Hetgeen we buiten de deur proberen te houden is: overspel, hoererij, onreinigheid, ontuchtigheid, Afgoderij, venijngeving, vijandschappen, twisten, afgunstigheden, toorn, gekijf, tweedracht, ketterijen, Nijd, moord, dronkenschappen en brasserijen. Die strijd is echt niet wezenlijk anders dan de vele refogezinnen die ook te maken hebben met de strijd tussen geest en vlees.

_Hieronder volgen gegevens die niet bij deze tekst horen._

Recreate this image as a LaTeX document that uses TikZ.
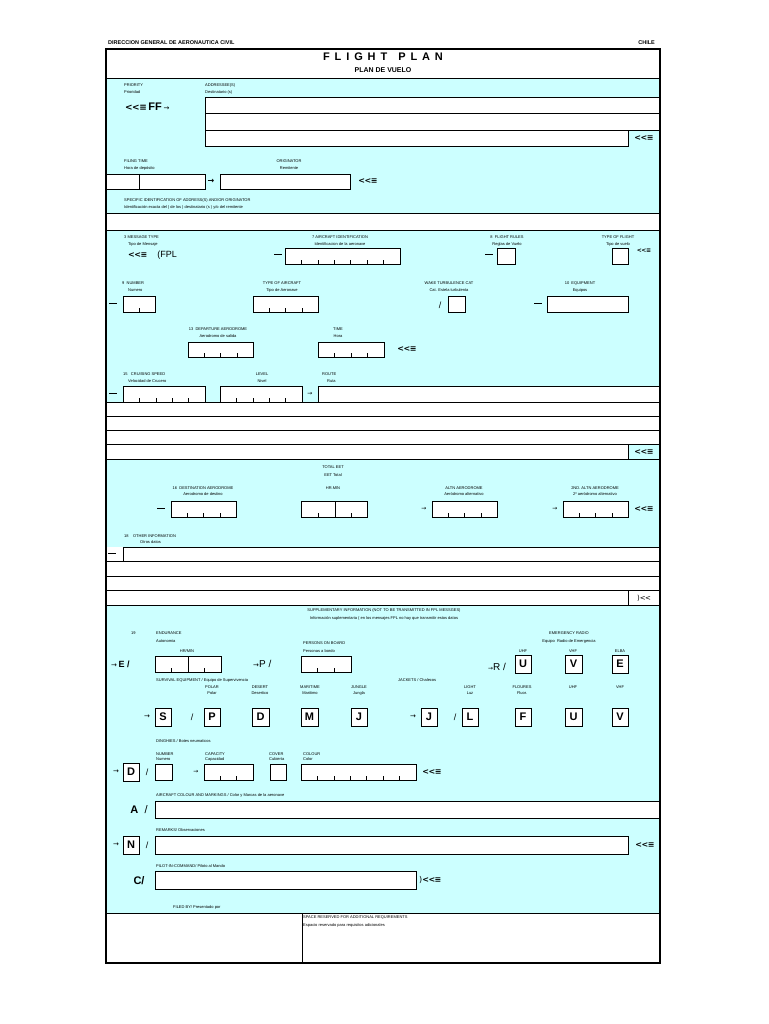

Echter omdat sommige refo's panische visioenen hebben over wat er bij ons in de slaapkamer gebeurt kijken ze met levitische oogkleppen op naar de totale situatie en denken ze alleen: Wat meboy doet kan nóóit bijdragen aan wat God prachtig vindt. Hij moet dat alles afzweren omdat er dan pas geestelijke vruchten uit voort kunnen komen. Die mensen vinden de situatie zó belangrijk dat ze de geestelijke vruchten, gegeven talenten van God zo over het hoofd zien. En dát neem ik ze wel eens kwalijk aangezien we zoveel gemeen hebben.